Information provided:

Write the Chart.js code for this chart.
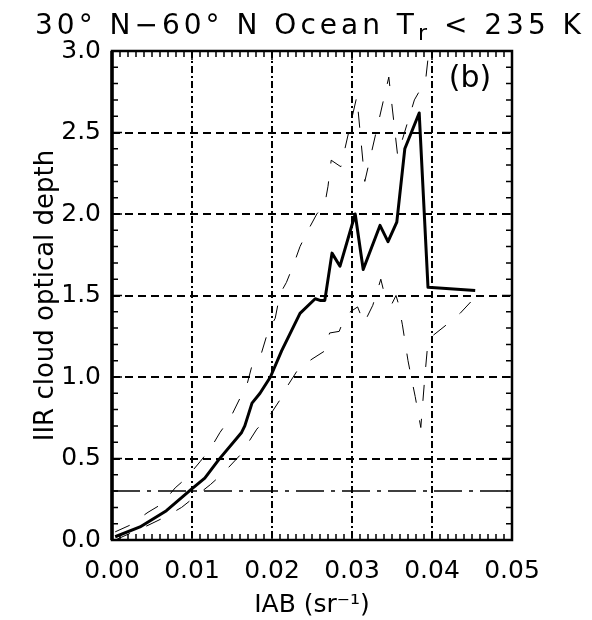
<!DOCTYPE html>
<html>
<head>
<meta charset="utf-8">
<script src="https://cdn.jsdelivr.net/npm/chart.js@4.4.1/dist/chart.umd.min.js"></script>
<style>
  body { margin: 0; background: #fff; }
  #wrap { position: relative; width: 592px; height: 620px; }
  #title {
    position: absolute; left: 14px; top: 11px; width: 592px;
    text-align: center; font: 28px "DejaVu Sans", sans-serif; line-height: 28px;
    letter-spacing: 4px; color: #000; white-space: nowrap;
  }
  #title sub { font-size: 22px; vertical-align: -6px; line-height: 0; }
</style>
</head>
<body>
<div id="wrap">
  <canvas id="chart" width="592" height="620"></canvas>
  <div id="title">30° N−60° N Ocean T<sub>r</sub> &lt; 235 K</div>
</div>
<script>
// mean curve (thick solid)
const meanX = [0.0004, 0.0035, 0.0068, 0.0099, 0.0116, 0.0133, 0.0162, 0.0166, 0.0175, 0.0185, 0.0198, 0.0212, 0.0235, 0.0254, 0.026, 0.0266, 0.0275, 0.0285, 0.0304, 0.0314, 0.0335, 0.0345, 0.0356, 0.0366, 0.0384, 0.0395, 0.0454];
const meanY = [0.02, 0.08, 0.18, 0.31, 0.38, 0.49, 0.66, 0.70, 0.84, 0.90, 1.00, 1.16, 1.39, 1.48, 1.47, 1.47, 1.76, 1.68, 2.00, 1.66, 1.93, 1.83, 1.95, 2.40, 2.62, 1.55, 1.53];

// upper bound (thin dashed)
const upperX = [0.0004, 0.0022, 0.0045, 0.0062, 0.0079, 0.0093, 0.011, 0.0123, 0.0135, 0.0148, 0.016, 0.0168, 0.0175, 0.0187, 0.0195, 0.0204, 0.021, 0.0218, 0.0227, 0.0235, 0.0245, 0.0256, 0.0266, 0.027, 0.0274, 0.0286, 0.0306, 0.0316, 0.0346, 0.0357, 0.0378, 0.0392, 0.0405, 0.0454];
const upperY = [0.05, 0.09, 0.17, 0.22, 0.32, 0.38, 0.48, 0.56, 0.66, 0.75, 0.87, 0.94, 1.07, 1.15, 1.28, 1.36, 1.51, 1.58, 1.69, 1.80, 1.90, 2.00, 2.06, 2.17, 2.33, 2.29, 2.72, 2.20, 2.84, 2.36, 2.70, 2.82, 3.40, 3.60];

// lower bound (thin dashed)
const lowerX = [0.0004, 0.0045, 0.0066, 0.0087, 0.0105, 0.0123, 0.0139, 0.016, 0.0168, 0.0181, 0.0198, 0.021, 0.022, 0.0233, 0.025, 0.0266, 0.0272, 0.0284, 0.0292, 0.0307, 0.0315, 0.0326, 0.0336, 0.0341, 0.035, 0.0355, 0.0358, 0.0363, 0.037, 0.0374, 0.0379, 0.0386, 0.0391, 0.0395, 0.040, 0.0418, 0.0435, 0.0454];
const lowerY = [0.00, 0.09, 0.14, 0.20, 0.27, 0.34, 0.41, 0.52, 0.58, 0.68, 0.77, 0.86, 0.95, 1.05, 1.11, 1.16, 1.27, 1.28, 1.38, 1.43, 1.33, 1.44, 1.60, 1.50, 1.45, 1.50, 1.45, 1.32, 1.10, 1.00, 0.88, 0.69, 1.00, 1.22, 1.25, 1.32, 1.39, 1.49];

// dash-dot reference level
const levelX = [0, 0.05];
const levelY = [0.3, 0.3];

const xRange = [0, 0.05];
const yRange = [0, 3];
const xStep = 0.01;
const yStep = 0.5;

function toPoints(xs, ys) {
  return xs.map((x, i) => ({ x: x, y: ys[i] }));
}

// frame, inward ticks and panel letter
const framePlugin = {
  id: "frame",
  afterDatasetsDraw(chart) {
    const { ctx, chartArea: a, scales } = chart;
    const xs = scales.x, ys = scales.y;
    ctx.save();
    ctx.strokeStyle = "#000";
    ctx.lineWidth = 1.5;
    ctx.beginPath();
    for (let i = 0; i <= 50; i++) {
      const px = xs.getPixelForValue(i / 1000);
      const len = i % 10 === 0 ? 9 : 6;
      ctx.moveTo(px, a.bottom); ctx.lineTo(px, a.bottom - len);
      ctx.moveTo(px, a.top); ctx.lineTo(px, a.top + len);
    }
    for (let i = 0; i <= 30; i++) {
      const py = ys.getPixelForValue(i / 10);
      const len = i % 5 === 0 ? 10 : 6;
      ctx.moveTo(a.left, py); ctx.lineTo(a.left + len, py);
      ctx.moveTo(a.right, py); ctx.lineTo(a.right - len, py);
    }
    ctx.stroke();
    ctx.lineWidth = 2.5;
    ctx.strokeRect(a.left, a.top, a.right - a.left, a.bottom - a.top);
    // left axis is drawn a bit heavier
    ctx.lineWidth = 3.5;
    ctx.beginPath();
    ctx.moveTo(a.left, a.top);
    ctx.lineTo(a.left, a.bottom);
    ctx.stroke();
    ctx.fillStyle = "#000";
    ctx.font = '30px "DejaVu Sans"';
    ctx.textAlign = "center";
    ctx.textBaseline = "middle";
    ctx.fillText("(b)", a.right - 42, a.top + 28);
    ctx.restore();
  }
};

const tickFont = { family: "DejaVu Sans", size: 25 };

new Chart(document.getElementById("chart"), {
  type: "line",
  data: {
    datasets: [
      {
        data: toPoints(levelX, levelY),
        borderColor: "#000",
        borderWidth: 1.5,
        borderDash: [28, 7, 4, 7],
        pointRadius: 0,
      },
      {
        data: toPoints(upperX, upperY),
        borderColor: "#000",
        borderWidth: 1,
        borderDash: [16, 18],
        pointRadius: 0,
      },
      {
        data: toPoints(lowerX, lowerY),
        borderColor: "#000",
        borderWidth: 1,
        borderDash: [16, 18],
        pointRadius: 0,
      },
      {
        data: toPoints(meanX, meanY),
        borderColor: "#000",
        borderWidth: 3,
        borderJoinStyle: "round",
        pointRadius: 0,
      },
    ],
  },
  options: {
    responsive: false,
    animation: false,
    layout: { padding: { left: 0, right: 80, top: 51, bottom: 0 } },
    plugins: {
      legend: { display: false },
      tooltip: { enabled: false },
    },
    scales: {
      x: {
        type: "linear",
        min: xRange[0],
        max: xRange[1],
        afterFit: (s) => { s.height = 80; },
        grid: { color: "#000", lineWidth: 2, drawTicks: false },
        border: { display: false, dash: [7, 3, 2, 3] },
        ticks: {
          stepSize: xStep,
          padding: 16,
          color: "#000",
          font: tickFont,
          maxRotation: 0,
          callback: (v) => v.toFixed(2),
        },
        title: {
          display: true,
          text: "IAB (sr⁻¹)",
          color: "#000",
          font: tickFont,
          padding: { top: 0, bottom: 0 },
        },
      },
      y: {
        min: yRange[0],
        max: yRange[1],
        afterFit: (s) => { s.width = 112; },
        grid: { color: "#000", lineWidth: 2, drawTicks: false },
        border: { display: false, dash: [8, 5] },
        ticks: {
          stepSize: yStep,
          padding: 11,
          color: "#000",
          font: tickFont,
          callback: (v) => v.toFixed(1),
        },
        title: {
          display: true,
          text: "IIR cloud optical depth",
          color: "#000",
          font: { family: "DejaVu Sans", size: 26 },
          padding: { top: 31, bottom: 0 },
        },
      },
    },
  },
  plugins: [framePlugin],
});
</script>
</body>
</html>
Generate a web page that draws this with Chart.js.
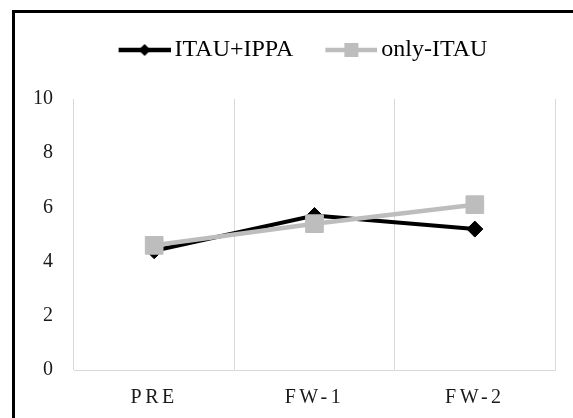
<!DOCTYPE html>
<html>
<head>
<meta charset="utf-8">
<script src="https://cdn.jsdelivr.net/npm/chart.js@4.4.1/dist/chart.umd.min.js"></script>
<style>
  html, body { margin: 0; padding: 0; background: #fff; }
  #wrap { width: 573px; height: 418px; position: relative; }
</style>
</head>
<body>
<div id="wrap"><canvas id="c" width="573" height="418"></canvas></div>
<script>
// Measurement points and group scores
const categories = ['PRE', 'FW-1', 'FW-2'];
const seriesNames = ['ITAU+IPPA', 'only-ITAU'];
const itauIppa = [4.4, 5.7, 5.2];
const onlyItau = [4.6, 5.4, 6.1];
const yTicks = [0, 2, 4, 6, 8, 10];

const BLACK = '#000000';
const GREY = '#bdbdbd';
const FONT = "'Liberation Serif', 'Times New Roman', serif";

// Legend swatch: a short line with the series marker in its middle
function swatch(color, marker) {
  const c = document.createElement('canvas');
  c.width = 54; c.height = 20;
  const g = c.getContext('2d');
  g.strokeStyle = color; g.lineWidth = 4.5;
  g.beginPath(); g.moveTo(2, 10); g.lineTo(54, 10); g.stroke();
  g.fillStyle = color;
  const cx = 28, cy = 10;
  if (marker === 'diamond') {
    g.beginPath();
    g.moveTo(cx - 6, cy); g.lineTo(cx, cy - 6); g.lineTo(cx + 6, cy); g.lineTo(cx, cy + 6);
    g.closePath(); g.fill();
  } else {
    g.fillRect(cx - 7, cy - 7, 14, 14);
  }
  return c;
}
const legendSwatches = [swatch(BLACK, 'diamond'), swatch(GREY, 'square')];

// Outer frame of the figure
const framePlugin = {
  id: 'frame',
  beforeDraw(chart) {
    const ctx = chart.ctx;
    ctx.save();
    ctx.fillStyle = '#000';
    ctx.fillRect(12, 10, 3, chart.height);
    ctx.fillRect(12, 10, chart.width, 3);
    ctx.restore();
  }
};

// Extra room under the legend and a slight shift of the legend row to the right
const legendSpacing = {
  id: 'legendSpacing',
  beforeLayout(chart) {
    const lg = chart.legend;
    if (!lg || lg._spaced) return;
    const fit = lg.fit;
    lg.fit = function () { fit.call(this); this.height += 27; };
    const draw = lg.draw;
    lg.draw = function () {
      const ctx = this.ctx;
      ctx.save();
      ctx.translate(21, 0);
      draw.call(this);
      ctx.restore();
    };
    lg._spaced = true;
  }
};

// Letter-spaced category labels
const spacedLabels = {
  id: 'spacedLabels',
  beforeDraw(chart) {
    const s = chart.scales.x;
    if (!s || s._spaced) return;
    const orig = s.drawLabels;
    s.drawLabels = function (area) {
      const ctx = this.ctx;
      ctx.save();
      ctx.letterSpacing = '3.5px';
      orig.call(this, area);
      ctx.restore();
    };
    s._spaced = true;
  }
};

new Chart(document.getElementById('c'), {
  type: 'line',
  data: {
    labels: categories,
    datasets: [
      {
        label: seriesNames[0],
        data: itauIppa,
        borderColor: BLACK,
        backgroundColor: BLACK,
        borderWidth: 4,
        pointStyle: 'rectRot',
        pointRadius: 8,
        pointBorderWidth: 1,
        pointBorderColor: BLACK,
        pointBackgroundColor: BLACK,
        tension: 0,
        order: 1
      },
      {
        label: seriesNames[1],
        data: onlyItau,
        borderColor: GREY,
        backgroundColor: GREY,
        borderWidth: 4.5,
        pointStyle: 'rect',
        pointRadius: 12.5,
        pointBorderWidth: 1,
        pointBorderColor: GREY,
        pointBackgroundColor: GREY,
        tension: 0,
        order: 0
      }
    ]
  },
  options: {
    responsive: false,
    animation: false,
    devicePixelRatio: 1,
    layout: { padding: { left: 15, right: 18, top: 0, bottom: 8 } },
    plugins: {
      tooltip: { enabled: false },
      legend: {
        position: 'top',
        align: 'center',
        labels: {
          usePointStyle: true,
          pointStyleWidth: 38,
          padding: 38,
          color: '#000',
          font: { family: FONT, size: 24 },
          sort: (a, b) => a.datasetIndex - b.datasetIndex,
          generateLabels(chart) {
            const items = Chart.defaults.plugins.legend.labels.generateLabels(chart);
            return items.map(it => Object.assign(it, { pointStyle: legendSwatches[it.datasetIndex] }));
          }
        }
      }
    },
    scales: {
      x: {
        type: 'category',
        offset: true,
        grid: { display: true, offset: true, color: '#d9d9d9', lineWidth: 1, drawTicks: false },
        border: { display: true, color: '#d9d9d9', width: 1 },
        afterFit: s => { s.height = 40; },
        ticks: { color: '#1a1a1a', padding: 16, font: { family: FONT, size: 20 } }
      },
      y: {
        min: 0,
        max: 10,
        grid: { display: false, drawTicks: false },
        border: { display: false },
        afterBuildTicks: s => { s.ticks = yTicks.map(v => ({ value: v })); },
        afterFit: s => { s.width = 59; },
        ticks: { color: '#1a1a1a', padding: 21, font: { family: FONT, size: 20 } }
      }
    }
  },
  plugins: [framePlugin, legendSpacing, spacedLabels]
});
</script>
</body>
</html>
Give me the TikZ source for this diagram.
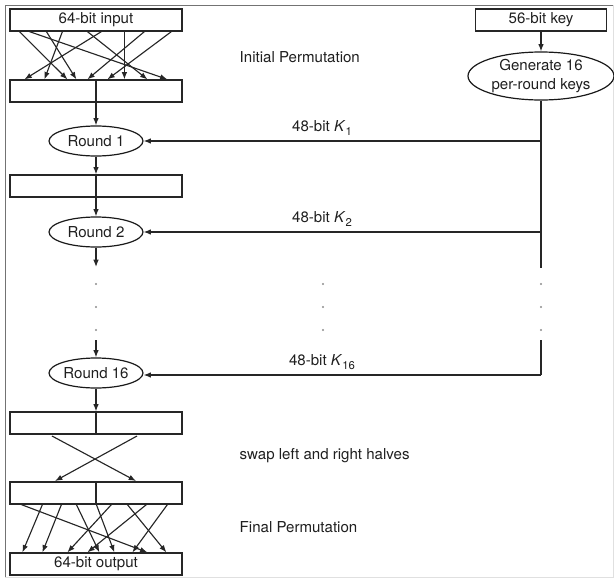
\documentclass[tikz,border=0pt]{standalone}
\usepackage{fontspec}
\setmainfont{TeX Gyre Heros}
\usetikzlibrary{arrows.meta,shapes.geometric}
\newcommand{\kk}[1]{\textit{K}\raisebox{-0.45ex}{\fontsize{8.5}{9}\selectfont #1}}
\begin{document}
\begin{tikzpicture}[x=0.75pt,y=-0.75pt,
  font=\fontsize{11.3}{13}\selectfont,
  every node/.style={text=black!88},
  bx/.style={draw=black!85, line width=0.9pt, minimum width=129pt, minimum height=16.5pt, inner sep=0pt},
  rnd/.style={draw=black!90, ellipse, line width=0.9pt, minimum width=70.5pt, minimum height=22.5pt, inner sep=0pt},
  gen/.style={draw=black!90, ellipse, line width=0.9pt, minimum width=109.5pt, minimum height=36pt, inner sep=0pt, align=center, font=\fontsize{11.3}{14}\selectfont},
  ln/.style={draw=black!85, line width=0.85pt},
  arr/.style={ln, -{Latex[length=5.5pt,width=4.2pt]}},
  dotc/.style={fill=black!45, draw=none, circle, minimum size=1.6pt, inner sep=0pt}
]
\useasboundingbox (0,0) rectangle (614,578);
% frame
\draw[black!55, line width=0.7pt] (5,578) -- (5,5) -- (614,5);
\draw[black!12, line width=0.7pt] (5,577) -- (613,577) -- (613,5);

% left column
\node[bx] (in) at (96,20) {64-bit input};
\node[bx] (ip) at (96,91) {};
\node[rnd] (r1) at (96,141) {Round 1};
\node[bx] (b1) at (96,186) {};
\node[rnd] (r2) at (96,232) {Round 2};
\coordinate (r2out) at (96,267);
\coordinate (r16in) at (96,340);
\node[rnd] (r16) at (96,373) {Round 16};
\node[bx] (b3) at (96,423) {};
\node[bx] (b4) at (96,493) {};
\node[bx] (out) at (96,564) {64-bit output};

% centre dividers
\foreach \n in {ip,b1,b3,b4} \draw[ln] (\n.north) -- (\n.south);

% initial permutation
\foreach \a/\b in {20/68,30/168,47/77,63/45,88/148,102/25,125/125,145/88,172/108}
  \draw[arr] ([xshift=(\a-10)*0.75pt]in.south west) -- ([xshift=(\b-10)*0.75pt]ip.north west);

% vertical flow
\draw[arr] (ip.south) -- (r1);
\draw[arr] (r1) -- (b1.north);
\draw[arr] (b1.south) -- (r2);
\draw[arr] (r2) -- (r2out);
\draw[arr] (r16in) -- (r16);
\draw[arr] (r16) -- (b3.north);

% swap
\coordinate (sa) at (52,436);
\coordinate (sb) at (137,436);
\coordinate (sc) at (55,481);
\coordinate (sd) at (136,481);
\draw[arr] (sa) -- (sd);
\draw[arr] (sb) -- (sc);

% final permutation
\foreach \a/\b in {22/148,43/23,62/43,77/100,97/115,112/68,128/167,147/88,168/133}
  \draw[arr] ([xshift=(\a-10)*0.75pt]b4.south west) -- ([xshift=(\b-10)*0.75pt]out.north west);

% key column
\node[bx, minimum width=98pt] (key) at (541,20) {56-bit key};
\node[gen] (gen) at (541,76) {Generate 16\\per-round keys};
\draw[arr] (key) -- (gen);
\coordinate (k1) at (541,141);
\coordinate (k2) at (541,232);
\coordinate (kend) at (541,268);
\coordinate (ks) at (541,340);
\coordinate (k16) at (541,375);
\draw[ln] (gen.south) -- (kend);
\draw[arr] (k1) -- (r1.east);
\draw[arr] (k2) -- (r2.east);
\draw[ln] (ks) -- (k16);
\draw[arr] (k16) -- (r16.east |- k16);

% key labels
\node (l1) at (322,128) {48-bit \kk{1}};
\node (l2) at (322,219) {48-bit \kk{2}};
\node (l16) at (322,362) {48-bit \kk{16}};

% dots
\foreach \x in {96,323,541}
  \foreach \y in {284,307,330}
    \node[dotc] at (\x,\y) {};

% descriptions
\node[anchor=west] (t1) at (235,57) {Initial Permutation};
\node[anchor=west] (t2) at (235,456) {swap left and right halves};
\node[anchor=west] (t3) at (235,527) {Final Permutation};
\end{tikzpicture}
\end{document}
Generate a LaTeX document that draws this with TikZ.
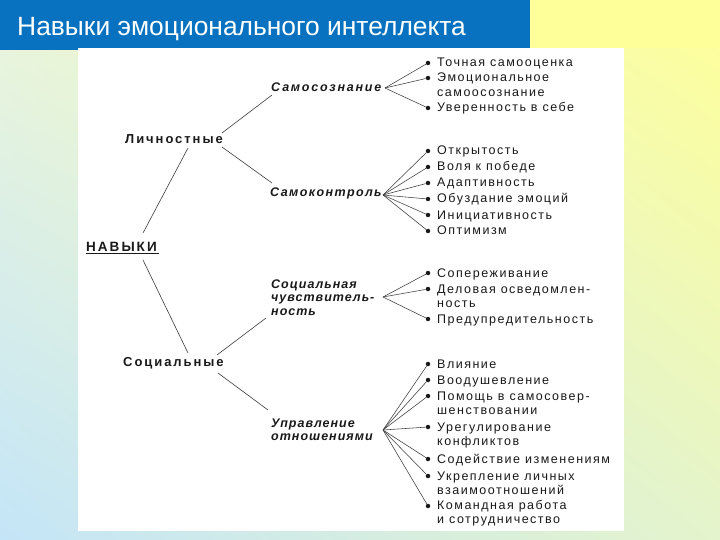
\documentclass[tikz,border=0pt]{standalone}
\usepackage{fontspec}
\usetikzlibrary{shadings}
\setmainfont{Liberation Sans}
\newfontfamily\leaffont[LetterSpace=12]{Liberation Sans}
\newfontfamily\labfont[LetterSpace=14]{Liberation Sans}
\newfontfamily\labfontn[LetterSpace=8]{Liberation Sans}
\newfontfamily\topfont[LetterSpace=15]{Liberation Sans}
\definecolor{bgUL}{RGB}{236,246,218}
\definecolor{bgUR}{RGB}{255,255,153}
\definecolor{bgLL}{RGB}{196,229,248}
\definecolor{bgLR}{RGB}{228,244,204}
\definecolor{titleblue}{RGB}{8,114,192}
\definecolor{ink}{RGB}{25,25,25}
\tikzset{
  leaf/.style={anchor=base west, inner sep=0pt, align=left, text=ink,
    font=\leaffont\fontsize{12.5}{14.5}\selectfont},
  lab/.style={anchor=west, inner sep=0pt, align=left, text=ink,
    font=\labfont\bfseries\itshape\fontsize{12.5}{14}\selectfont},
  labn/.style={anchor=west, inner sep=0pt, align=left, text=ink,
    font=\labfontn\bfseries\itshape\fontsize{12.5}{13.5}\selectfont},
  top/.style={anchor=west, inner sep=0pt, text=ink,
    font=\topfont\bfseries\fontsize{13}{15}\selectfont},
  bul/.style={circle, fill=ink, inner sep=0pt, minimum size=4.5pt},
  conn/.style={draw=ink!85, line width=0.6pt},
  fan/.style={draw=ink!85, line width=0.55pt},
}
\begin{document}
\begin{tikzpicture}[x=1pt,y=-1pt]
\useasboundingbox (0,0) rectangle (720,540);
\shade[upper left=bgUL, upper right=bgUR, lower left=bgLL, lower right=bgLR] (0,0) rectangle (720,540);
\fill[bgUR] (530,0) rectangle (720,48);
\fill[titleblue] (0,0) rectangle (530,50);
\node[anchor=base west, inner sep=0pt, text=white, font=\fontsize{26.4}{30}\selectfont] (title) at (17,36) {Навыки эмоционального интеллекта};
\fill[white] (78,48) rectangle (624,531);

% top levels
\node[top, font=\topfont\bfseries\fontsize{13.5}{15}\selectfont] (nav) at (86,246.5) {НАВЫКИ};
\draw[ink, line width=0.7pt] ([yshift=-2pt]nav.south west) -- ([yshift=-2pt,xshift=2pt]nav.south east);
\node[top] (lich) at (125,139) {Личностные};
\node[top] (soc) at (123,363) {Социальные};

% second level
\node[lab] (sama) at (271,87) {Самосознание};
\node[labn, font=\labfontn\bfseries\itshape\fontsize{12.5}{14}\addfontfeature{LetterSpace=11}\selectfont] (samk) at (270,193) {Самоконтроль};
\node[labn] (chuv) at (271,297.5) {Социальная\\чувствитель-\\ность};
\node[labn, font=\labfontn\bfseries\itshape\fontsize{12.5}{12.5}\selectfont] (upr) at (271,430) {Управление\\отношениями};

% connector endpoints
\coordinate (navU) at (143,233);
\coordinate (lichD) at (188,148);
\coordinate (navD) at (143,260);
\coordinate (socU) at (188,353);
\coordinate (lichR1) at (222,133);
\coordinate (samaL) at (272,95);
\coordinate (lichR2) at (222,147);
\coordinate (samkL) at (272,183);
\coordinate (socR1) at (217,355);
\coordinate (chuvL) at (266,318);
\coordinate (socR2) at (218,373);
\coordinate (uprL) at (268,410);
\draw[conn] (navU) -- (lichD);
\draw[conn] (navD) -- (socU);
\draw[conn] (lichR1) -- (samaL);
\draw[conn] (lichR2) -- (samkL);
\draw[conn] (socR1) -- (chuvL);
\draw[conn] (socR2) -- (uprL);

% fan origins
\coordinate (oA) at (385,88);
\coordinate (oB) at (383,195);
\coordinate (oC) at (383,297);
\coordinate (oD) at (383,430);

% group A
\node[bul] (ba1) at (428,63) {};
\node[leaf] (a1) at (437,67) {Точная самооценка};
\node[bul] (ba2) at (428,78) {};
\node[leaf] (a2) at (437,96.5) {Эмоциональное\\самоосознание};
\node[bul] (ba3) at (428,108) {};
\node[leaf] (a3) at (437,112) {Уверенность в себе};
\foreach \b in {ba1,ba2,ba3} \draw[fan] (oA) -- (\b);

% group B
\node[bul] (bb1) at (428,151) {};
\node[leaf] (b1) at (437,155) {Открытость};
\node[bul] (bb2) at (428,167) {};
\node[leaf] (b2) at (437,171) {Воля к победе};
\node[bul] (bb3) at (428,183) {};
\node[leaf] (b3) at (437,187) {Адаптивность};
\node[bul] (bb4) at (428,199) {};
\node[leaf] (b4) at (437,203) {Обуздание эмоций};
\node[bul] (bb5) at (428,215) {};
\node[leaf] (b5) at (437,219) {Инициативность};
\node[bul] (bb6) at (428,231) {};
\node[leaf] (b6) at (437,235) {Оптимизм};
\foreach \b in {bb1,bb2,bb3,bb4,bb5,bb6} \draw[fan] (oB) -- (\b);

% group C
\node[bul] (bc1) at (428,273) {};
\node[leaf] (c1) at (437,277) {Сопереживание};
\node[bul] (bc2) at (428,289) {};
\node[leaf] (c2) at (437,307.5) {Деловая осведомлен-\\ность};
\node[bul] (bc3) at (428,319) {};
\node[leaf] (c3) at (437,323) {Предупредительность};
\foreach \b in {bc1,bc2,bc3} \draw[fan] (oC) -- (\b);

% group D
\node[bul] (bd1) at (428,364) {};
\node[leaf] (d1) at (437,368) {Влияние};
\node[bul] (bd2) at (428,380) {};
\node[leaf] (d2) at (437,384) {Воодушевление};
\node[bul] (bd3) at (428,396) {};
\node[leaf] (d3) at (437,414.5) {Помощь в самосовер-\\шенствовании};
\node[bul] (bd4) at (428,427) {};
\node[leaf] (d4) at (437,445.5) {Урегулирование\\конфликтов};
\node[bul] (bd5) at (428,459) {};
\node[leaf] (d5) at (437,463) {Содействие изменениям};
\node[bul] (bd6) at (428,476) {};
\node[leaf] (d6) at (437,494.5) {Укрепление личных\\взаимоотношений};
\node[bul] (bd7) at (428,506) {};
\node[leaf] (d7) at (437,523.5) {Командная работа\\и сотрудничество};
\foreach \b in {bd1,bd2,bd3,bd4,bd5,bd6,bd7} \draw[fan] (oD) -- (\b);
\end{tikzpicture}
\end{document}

What to produce:
Please take the lines from the beginning of the data above through the line holding "1.32, 1.39, 1.49];" and transcribe them exactly, without any pictures.

Finished exercise:
Write the Chart.js code for this chart.
<!DOCTYPE html>
<html>
<head>
<meta charset="utf-8">
<script src="https://cdn.jsdelivr.net/npm/chart.js@4.4.1/dist/chart.umd.min.js"></script>
<style>
  body { margin: 0; background: #fff; }
  #wrap { position: relative; width: 592px; height: 620px; }
  #title {
    position: absolute; left: 14px; top: 11px; width: 592px;
    text-align: center; font: 28px "DejaVu Sans", sans-serif; line-height: 28px;
    letter-spacing: 4px; color: #000; white-space: nowrap;
  }
  #title sub { font-size: 22px; vertical-align: -6px; line-height: 0; }
</style>
</head>
<body>
<div id="wrap">
  <canvas id="chart" width="592" height="620"></canvas>
  <div id="title">30° N−60° N Ocean T<sub>r</sub> &lt; 235 K</div>
</div>
<script>
// mean curve (thick solid)
const meanX = [0.0004, 0.0035, 0.0068, 0.0099, 0.0116, 0.0133, 0.0162, 0.0166, 0.0175, 0.0185, 0.0198, 0.0212, 0.0235, 0.0254, 0.026, 0.0266, 0.0275, 0.0285, 0.0304, 0.0314, 0.0335, 0.0345, 0.0356, 0.0366, 0.0384, 0.0395, 0.0454];
const meanY = [0.02, 0.08, 0.18, 0.31, 0.38, 0.49, 0.66, 0.70, 0.84, 0.90, 1.00, 1.16, 1.39, 1.48, 1.47, 1.47, 1.76, 1.68, 2.00, 1.66, 1.93, 1.83, 1.95, 2.40, 2.62, 1.55, 1.53];

// upper bound (thin dashed)
const upperX = [0.0004, 0.0022, 0.0045, 0.0062, 0.0079, 0.0093, 0.011, 0.0123, 0.0135, 0.0148, 0.016, 0.0168, 0.0175, 0.0187, 0.0195, 0.0204, 0.021, 0.0218, 0.0227, 0.0235, 0.0245, 0.0256, 0.0266, 0.027, 0.0274, 0.0286, 0.0306, 0.0316, 0.0346, 0.0357, 0.0378, 0.0392, 0.0405, 0.0454];
const upperY = [0.05, 0.09, 0.17, 0.22, 0.32, 0.38, 0.48, 0.56, 0.66, 0.75, 0.87, 0.94, 1.07, 1.15, 1.28, 1.36, 1.51, 1.58, 1.69, 1.80, 1.90, 2.00, 2.06, 2.17, 2.33, 2.29, 2.72, 2.20, 2.84, 2.36, 2.70, 2.82, 3.40, 3.60];

// lower bound (thin dashed)
const lowerX = [0.0004, 0.0045, 0.0066, 0.0087, 0.0105, 0.0123, 0.0139, 0.016, 0.0168, 0.0181, 0.0198, 0.021, 0.022, 0.0233, 0.025, 0.0266, 0.0272, 0.0284, 0.0292, 0.0307, 0.0315, 0.0326, 0.0336, 0.0341, 0.035, 0.0355, 0.0358, 0.0363, 0.037, 0.0374, 0.0379, 0.0386, 0.0391, 0.0395, 0.040, 0.0418, 0.0435, 0.0454];
const lowerY = [0.00, 0.09, 0.14, 0.20, 0.27, 0.34, 0.41, 0.52, 0.58, 0.68, 0.77, 0.86, 0.95, 1.05, 1.11, 1.16, 1.27, 1.28, 1.38, 1.43, 1.33, 1.44, 1.60, 1.50, 1.45, 1.50, 1.45, 1.32, 1.10, 1.00, 0.88, 0.69, 1.00, 1.22, 1.25, 1.32, 1.39, 1.49];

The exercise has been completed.